[Charts and diagrams as code]
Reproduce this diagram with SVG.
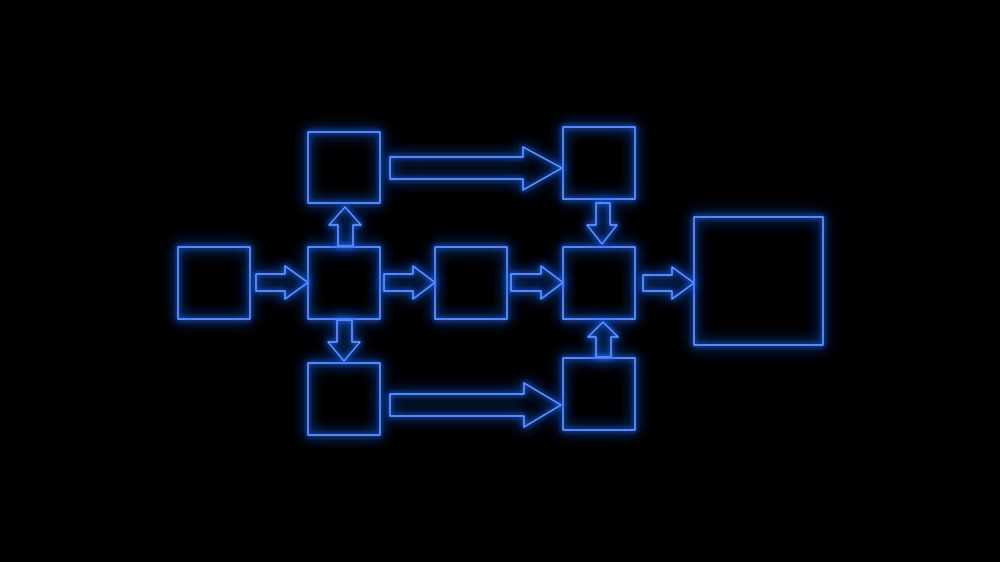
<svg xmlns="http://www.w3.org/2000/svg" width="1000" height="562" viewBox="0 0 1000 562">
  <defs>
    <filter id="glow" x="-40%" y="-40%" width="180%" height="180%">
      <feGaussianBlur in="SourceGraphic" stdDeviation="7" result="b1"/>
      <feGaussianBlur in="SourceGraphic" stdDeviation="2.5" result="b2"/>
      <feMerge>
        <feMergeNode in="b1"/>
        <feMergeNode in="b1"/>
        <feMergeNode in="b2"/>
        <feMergeNode in="SourceGraphic"/>
      </feMerge>
    </filter>
    <style>
      .box, .arr { fill: none; stroke: #2f6dff; stroke-width: 1.8; stroke-linejoin: round; filter: url(#glow); }
      .core { fill: none; stroke: #7aa9ff; stroke-width: 0.9; stroke-linejoin: round; }
    </style>
  </defs>
  <rect x="0" y="0" width="1000" height="562" fill="#000000"/>

  <g id="node-a"><rect class="box" x="178" y="247" width="72" height="72"/><rect class="core" x="178" y="247" width="72" height="72"/></g>
  <g id="node-b"><rect class="box" x="308" y="132" width="72" height="71"/><rect class="core" x="308" y="132" width="72" height="71"/></g>
  <g id="node-c"><rect class="box" x="308" y="247" width="72" height="72"/><rect class="core" x="308" y="247" width="72" height="72"/></g>
  <g id="node-d"><rect class="box" x="435" y="247" width="72" height="72"/><rect class="core" x="435" y="247" width="72" height="72"/></g>
  <g id="node-e"><rect class="box" x="563" y="127" width="72" height="72"/><rect class="core" x="563" y="127" width="72" height="72"/></g>
  <g id="node-f"><rect class="box" x="563" y="247" width="72" height="72"/><rect class="core" x="563" y="247" width="72" height="72"/></g>
  <g id="node-g"><rect class="box" x="308" y="363" width="72" height="72"/><rect class="core" x="308" y="363" width="72" height="72"/></g>
  <g id="node-h"><rect class="box" x="563" y="358" width="72" height="72"/><rect class="core" x="563" y="358" width="72" height="72"/></g>
  <g id="node-i"><rect class="box" x="694" y="217" width="129" height="128"/><rect class="core" x="694" y="217" width="129" height="128"/></g>

  <g id="connectors">
    <path id="a-c" class="arr" d="M256,274 H285 V266 L308,282.5 L285,299 V291 H256 Z"/>
    <path class="core" d="M256,274 H285 V266 L308,282.5 L285,299 V291 H256 Z"/>
    <path id="c-d" class="arr" d="M384,274 H413 V266 L435,282.5 L413,299 V291 H384 Z"/>
    <path class="core" d="M384,274 H413 V266 L435,282.5 L413,299 V291 H384 Z"/>
    <path id="d-f" class="arr" d="M511,274 H541 V266 L563,282.5 L541,299 V291 H511 Z"/>
    <path class="core" d="M511,274 H541 V266 L563,282.5 L541,299 V291 H511 Z"/>
    <path id="f-i" class="arr" d="M643,275 H672 V267 L694,283 L672,299 V291 H643 Z"/>
    <path class="core" d="M643,275 H672 V267 L694,283 L672,299 V291 H643 Z"/>
    <path id="b-e" class="arr" d="M390,157 H523 V147 L562,168 L523,190 V179 H390 Z"/>
    <path class="core" d="M390,157 H523 V147 L562,168 L523,190 V179 H390 Z"/>
    <path id="g-h" class="arr" d="M390,394 H524 V383 L561,405 L524,427 V416 H390 Z"/>
    <path class="core" d="M390,394 H524 V383 L561,405 L524,427 V416 H390 Z"/>
    <path id="c-b" class="arr" d="M338,246 V225 H329 L345,207 L361,225 H353 V246 Z"/>
    <path class="core" d="M338,246 V225 H329 L345,207 L361,225 H353 V246 Z"/>
    <path id="c-g" class="arr" d="M337,320 V342 H328 L344,361 L360,342 H352 V320 Z"/>
    <path class="core" d="M337,320 V342 H328 L344,361 L360,342 H352 V320 Z"/>
    <path id="e-f" class="arr" d="M596,203 V225 H587 L602,244 L617,225 H610 V203 Z"/>
    <path class="core" d="M596,203 V225 H587 L602,244 L617,225 H610 V203 Z"/>
    <path id="h-f" class="arr" d="M596,357 V337 H588 L603,322 L618,337 H611 V357 Z"/>
    <path class="core" d="M596,357 V337 H588 L603,322 L618,337 H611 V357 Z"/>
  </g>
</svg>
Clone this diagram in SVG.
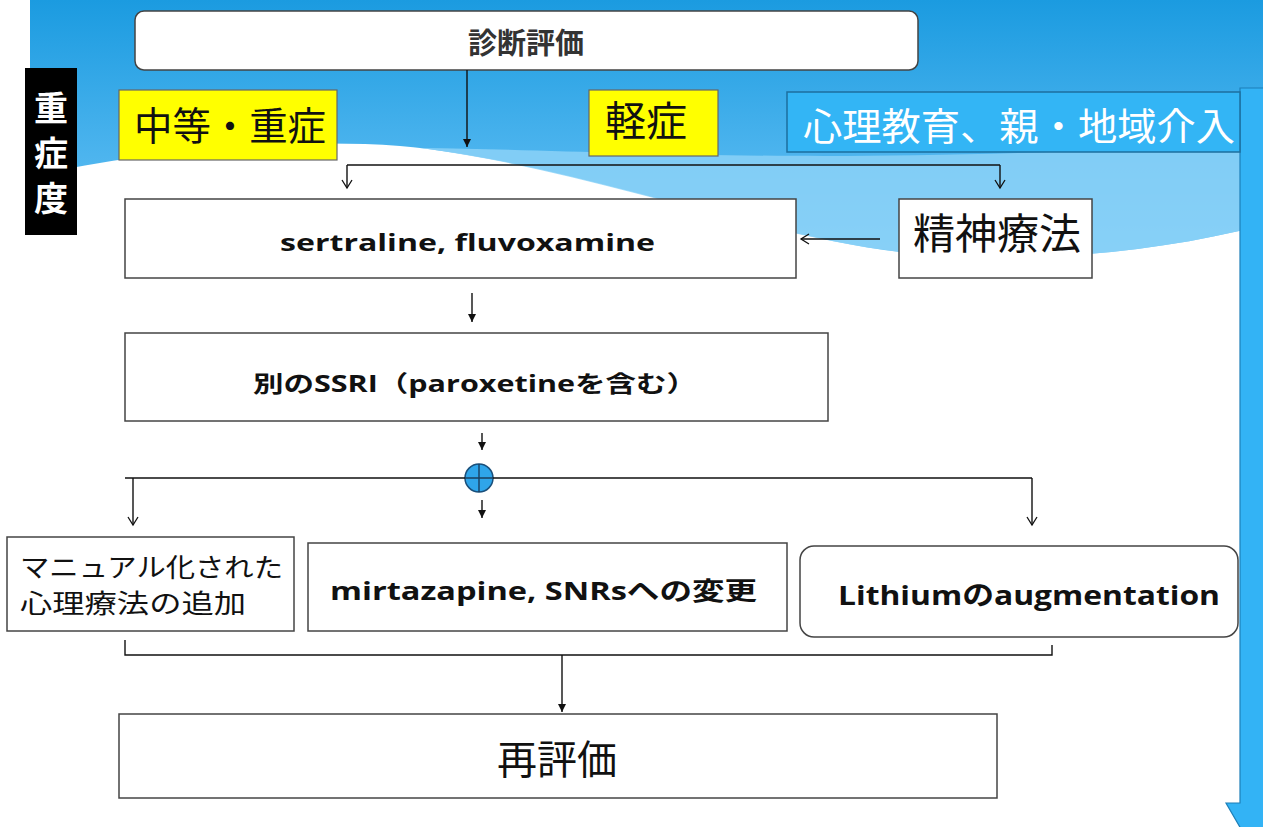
<svg xmlns="http://www.w3.org/2000/svg" width="1263" height="827" viewBox="0 0 1263 827">
<defs>
<linearGradient id="sky" x1="0" y1="0" x2="0" y2="1">
<stop offset="0" stop-color="#1b9be0"/>
<stop offset="0.6" stop-color="#4cb4ee"/>
<stop offset="1" stop-color="#6cc4f4"/>
</linearGradient>
<marker id="ao" markerWidth="12" markerHeight="12" refX="10" refY="6" orient="auto" markerUnits="userSpaceOnUse">
<path d="M2,1 L10,6 L2,11" fill="none" stroke="#111" stroke-width="1.3"/>
</marker>
<marker id="af" markerWidth="10" markerHeight="10" refX="9" refY="5" orient="auto" markerUnits="userSpaceOnUse">
<path d="M1,1 L9,5 L1,9 Z" fill="#111"/>
</marker>
</defs>
<style>
.box{fill:#fff;stroke:#444;stroke-width:1.5}
.yel{fill:#ffff00;stroke:#666;stroke-width:1.2}
.ln{fill:none;stroke:#111;stroke-width:1.4}
.g{font-family:"Noto Sans CJK JP",sans-serif;fill:#111}
.s{font-family:"Liberation Serif","Noto Sans CJK JP",serif;fill:#111}
.b{font-family:"Open Sans","Noto Sans CJK JP",sans-serif;font-weight:bold;fill:#111}
.w{fill:#fff}
</style>
<rect width="1263" height="827" fill="#fff"/>
<g id="background">
<path d="M30,0 H1263 V225 C1150,255 1010,265 900,252 C760,236 560,160 400,146 C290,138 150,150 30,176 Z" fill="url(#sky)"/>
<path d="M420,148 C620,150 820,168 1263,142 V225 C1150,255 1010,265 900,252 C760,236 580,168 420,148 Z" fill="#8fd3f8" opacity="0.8"/>
<path d="M1240,88 H1275 V803 H1290 L1252,848 L1226,803 H1240 Z" fill="#33b3f5" stroke="#1d7fb8" stroke-width="1.2"/>
</g>
<g id="severity">
<rect x="25" y="68" width="52" height="167" fill="#000"/>
<text class="s w" x="51" y="121" font-size="34" font-weight="bold" text-anchor="middle">重</text>
<text class="s w" x="51" y="166" font-size="34" font-weight="bold" text-anchor="middle">症</text>
<text class="s w" x="51" y="211" font-size="34" font-weight="bold" text-anchor="middle">度</text>
</g>
<g id="diagnosis">
<rect x="135" y="11" width="783" height="59" rx="9" class="box"/>
<text class="g" x="526" y="54" font-size="29" font-weight="bold" text-anchor="middle" style="fill:#333">診断評価</text>
</g>
<g id="moderate">
<rect x="119" y="90" width="218" height="70" class="yel"/>
<text class="s" x="134" y="140" font-size="39" textLength="192" lengthAdjust="spacingAndGlyphs">中等・重症</text>
</g>
<g id="mild">
<rect x="589" y="90" width="129" height="66" class="yel"/>
<text class="s" x="646" y="136" font-size="41" text-anchor="middle">軽症</text>
</g>
<g id="psychoedu">
<rect x="787" y="92" width="453" height="60" fill="#33b5f5" stroke="#1d6f9e" stroke-width="1.5"/>
<text class="s w" x="803" y="140" font-size="38" textLength="432" lengthAdjust="spacingAndGlyphs">心理教育、親・地域介入</text>
</g>
<g id="sertraline">
<rect x="125" y="199" width="671" height="79" class="box"/>
<text class="b" x="280" y="251" font-size="24" textLength="375" lengthAdjust="spacingAndGlyphs">sertraline, fluvoxamine</text>
</g>
<g id="psychotherapy">
<rect x="899" y="199" width="193" height="79" class="box"/>
<text class="s" x="997" y="249" font-size="42" text-anchor="middle">精神療法</text>
</g>
<g id="ssri">
<rect x="125" y="333" width="703" height="88" class="box"/>
<text class="b" x="253" y="392" font-size="23" textLength="444" lengthAdjust="spacingAndGlyphs">別のSSRI（paroxetineを含む）</text>
</g>
<g id="junction">
<circle cx="479" cy="478" r="14" fill="#2fa5ea" stroke="#1a4f7a" stroke-width="1.5"/>
<path d="M465,478 H493 M479,464 V492" stroke="#1a3f5f" stroke-width="1.4"/>
</g>
<g id="manual">
<rect x="7" y="537" width="287" height="94" class="box"/>
<text class="g" x="20" y="577" font-size="26" textLength="263" lengthAdjust="spacingAndGlyphs">マニュアル化された</text>
<text class="g" x="20" y="613" font-size="26" textLength="226" lengthAdjust="spacingAndGlyphs">心理療法の追加</text>
</g>
<g id="mirtazapine">
<rect x="308" y="543" width="479" height="88" class="box"/>
<text class="b" x="330" y="600" font-size="25" textLength="427" lengthAdjust="spacingAndGlyphs">mirtazapine, SNRsへの変更</text>
</g>
<g id="lithium">
<rect x="800" y="546" width="438" height="91" rx="14" class="box"/>
<text class="b" x="838" y="605" font-size="27" textLength="382" lengthAdjust="spacingAndGlyphs">Lithiumのaugmentation</text>
</g>
<g id="reevaluation">
<rect x="119" y="714" width="878" height="84" class="box"/>
<text class="g" x="557" y="774" font-size="40" text-anchor="middle">再評価</text>
</g>
<g id="connectors">
<path class="ln" d="M467,70 V147" marker-end="url(#af)"/>
<path class="ln" d="M347,165 H1000"/>
<path class="ln" d="M347,165 V188" marker-end="url(#ao)"/>
<path class="ln" d="M1000,165 V188" marker-end="url(#ao)"/>
<path class="ln" d="M880,239 H801" marker-end="url(#ao)"/>
<path class="ln" d="M472,293 V322" marker-end="url(#af)"/>
<path class="ln" d="M482,433 V450" marker-end="url(#af)"/>
<path class="ln" d="M125,478 H465 M493,478 H1032"/>
<path class="ln" d="M133,478 V525" marker-end="url(#ao)"/>
<path class="ln" d="M1032,478 V525" marker-end="url(#ao)"/>
<path class="ln" d="M482,500 V518" marker-end="url(#af)"/>
<path class="ln" d="M125,640 V655 H1052 V645"/>
<path class="ln" d="M562,655 V712" marker-end="url(#af)"/>
</g>
</svg>
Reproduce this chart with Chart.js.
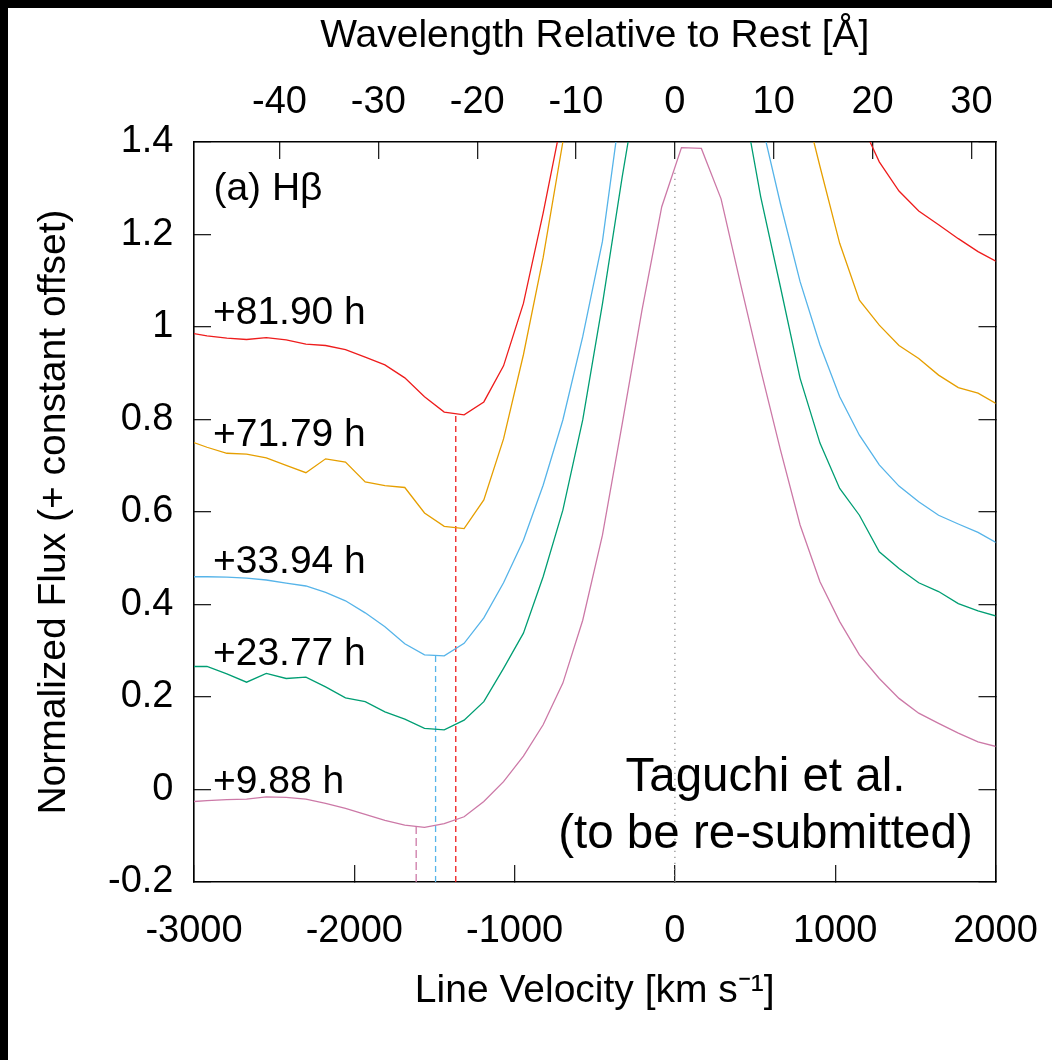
<!DOCTYPE html>
<html><head><meta charset="utf-8">
<script src="https://cdn.jsdelivr.net/npm/chart.js@4.4.1/dist/chart.umd.min.js"></script>
<style>
html,body{margin:0;padding:0;background:#000;width:1052px;height:1060px;overflow:hidden}
#wrap{position:absolute;left:8px;top:8px;width:1044px;height:1052px;background:#fff}
canvas{display:block}
</style></head><body>
<div id="wrap"><canvas id="c" width="1044" height="1052"></canvas></div>
<script>
// Line velocity grid [km/s]
const velocity = [-3042,-2919,-2795,-2672,-2549,-2425,-2302,-2179,-2055,-1932,-1809,-1685,-1562,-1439,-1315,-1192,-1069,-945,-822,-699,-575,-452,-329,-205,-82,41,165,288,411,535,658,781,905,1028,1151,1275,1398,1521,1645,1768,1891,2015];

// Normalized flux (+ constant offset) for each epoch
const flux_81_90h = [0.988,0.981,0.976,0.973,0.977,0.972,0.963,0.960,0.951,0.935,0.918,0.890,0.849,0.816,0.810,0.838,0.916,1.051,1.246,1.46,1.70,1.95,2.20,2.40,2.55,2.60,2.60,2.55,2.40,2.20,2.00,1.80,1.62,1.52,1.45,1.357,1.294,1.251,1.221,1.191,1.163,1.140];
const flux_71_79h = [0.755,0.740,0.727,0.725,0.717,0.701,0.685,0.715,0.708,0.665,0.657,0.653,0.598,0.569,0.564,0.626,0.758,0.94,1.15,1.40,1.65,1.90,2.10,2.25,2.35,2.38,2.35,2.25,2.10,1.90,1.72,1.52,1.347,1.181,1.058,1.004,0.960,0.932,0.896,0.869,0.857,0.832];
const flux_33_94h = [0.460,0.460,0.459,0.457,0.453,0.446,0.440,0.426,0.408,0.382,0.352,0.315,0.291,0.289,0.316,0.371,0.447,0.539,0.658,0.799,0.979,1.185,1.50,1.75,1.90,1.95,1.92,1.80,1.62,1.45,1.267,1.098,0.961,0.849,0.766,0.702,0.656,0.622,0.593,0.574,0.556,0.532];
const flux_23_77h = [0.266,0.266,0.250,0.232,0.251,0.240,0.243,0.222,0.198,0.190,0.168,0.152,0.132,0.129,0.150,0.190,0.262,0.338,0.460,0.604,0.799,1.05,1.324,1.58,1.75,1.82,1.80,1.70,1.52,1.282,1.087,0.889,0.749,0.651,0.593,0.514,0.478,0.447,0.428,0.402,0.386,0.374];
const flux_9_88h = [-0.027,-0.024,-0.022,-0.021,-0.016,-0.017,-0.021,-0.030,-0.041,-0.054,-0.067,-0.077,-0.082,-0.074,-0.059,-0.026,0.017,0.072,0.140,0.230,0.366,0.550,0.790,1.037,1.260,1.388,1.386,1.277,1.091,0.908,0.735,0.572,0.449,0.363,0.291,0.240,0.197,0.165,0.143,0.122,0.103,0.092];

const seriesLabels = ['+81.90 h','+71.79 h','+33.94 h','+23.77 h','+9.88 h'];
const seriesColors = ['#ee1c1c','#e69f00','#56b4e9','#009e73','#cc79a7'];

// Absorption minimum markers (pink, blue, red)
const minVelocity = [-1614,-1493,-1367];
const minFlux = [-0.080,0.290,0.812];
const minColors = ['#cc79a7','#56b4e9','#ee1c1c'];

// Tick values and labels
const xTicks = [-3000,-2000,-1000,0,1000,2000];
const xTickLabels = ['-3000','-2000','-1000','0','1000','2000'];
const x2Ticks = [-40,-30,-20,-10,0,10,20,30];
const x2TickLabels = ['-40','-30','-20','-10','0','10','20','30'];
const yTicks = [-0.2,0,0.2,0.4,0.6,0.8,1.0,1.2,1.4];
const yTickLabels = ['-0.2','0','0.2','0.4','0.6','0.8','1','1.2','1.4'];

const restWavelength = 4861.33; // H-beta [A]
const cLight = 299792.458;      // km/s
const vMin = -3000, vMax = 2000;
const x2Min = vMin / cLight * restWavelength;
const x2Max = vMax / cLight * restWavelength;

const FONT = '"Liberation Sans", Arial, Helvetica, sans-serif';
Chart.defaults.font.family = FONT;
Chart.defaults.color = '#000';

const fluxSeries = [flux_81_90h, flux_71_79h, flux_33_94h, flux_23_77h, flux_9_88h];

const datasets = [];
fluxSeries.forEach((f, s) => {
  datasets.push({
    label: seriesLabels[s],
    data: velocity.map((v, i) => ({x: v, y: f[i]})),
    borderColor: seriesColors[s], borderWidth: 1.3,
    pointRadius: 0, tension: 0, fill: false, clip: 0,
    xAxisID: 'x', yAxisID: 'y'
  });
});
minVelocity.forEach((v, i) => {
  datasets.push({
    label: 'min' + i,
    data: [{x: v, y: -0.2}, {x: v, y: minFlux[i]}],
    borderColor: minColors[i], borderWidth: 1.3, borderDash: i === 0 ? [8, 4] : [6, 4],
    pointRadius: 0, fill: false, clip: 0, xAxisID: 'x', yAxisID: 'y'
  });
});
datasets.push({
  label: 'rest',
  data: [{x: 0, y: -0.2}, {x: 0, y: 1.335}],
  borderColor: '#888', borderWidth: 1.2, borderDash: [1.3, 4.7],
  pointRadius: 0, fill: false, clip: 0, xAxisID: 'x', yAxisID: 'y'
});

const gridOpts = {display: true, drawOnChartArea: false, drawTicks: true, tickLength: -17, color: '#222', lineWidth: 1.3};
const borderOpts = {display: true, color: '#000', width: 1.6};

const annotations = {
  id: 'annotations',
  afterDatasetsDraw(chart, args, opts) {
    const {ctx, scales: {x, y}} = chart;
    ctx.save();
    ctx.fillStyle = '#000';
    ctx.textBaseline = 'alphabetic';
    opts.items.forEach(it => {
      ctx.font = it.size + 'px ' + FONT;
      ctx.textAlign = it.align || 'left';
      ctx.fillText(it.text, x.getPixelForValue(it.x), y.getPixelForValue(it.y));
    });
    ctx.restore();
  }
};

const fixH = h => s => { s.height = h; s.paddingLeft = 0; s.paddingRight = 0; };
const fixW = w => s => { s.width = w; s.paddingTop = 0; s.paddingBottom = 0; };

new Chart(document.getElementById('c'), {
  type: 'line',
  data: {datasets},
  plugins: [annotations],
  options: {
    responsive: false, animation: false, devicePixelRatio: 1,
    layout: {padding: 0},
    plugins: {
      legend: {display: false}, tooltip: {enabled: false},
      annotations: {
        items: [
          {text: '(a) Hβ', x: -2879, y: 1.275, size: 39},
          {text: seriesLabels[0], x: -2882, y: 1.006, size: 39},
          {text: seriesLabels[1], x: -2882, y: 0.743, size: 39},
          {text: seriesLabels[2], x: -2882, y: 0.469, size: 39},
          {text: seriesLabels[3], x: -2882, y: 0.269, size: 39},
          {text: seriesLabels[4], x: -2882, y: -0.007, size: 39},
          {text: 'Taguchi et al.', x: 565, y: -0.003, size: 47.5, align: 'center'},
          {text: '(to be re-submitted)', x: 565, y: -0.127, size: 47.5, align: 'center'}
        ]
      }
    },
    scales: {
      x: {
        type: 'linear', position: 'bottom', min: vMin, max: vMax,
        afterBuildTicks: s => { s.ticks = xTicks.map(v => ({value: v})); },
        afterFit: fixH(178),
        grid: gridOpts, border: borderOpts,
        ticks: {padding: 43.5, font: {size: 38}, color: '#000', maxRotation: 0, autoSkip: false,
                callback: (v, i) => xTickLabels[i]},
        title: {display: true, text: 'Line Velocity [km s⁻¹]', font: {size: 39}, color: '#000', padding: {top: 0, bottom: 45}}
      },
      x2: {
        type: 'linear', position: 'top', min: x2Min, max: x2Max,
        afterBuildTicks: s => { s.ticks = x2Ticks.map(v => ({value: v})); },
        afterFit: fixH(134),
        grid: gridOpts, border: borderOpts,
        ticks: {padding: 33.7, font: {size: 38}, color: '#000', maxRotation: 0, autoSkip: false,
                callback: (v, i) => x2TickLabels[i]},
        title: {display: true, text: 'Wavelength Relative to Rest [Å]', font: {size: 39}, color: '#000', padding: {top: 5, bottom: 0}}
      },
      y: {
        type: 'linear', position: 'left', min: -0.2, max: 1.4,
        afterBuildTicks: s => { s.ticks = yTicks.map(v => ({value: v})); },
        afterFit: fixW(186),
        grid: gridOpts, border: borderOpts,
        ticks: {padding: 37.5, font: {size: 38}, color: '#000', autoSkip: false,
                callback: (v, i) => yTickLabels[i]},
        title: {display: true, text: 'Normalized Flux (+ constant offset)', font: {size: 39}, color: '#000', padding: {top: 22.6, bottom: 0}}
      },
      y2: {
        type: 'linear', position: 'right', min: -0.2, max: 1.4,
        afterBuildTicks: s => { s.ticks = yTicks.map(v => ({value: v})); },
        afterFit: fixW(56.5),
        grid: gridOpts, border: borderOpts,
        ticks: {display: false}
      }
    }
  }
});
</script>
</body></html>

- The request: Find each line with the string "this" and copy it out.

- Correct output:
Reproduce this diagram with SVG.
Clone this diagram in SVG.
Reproduce this chart with Chart.js.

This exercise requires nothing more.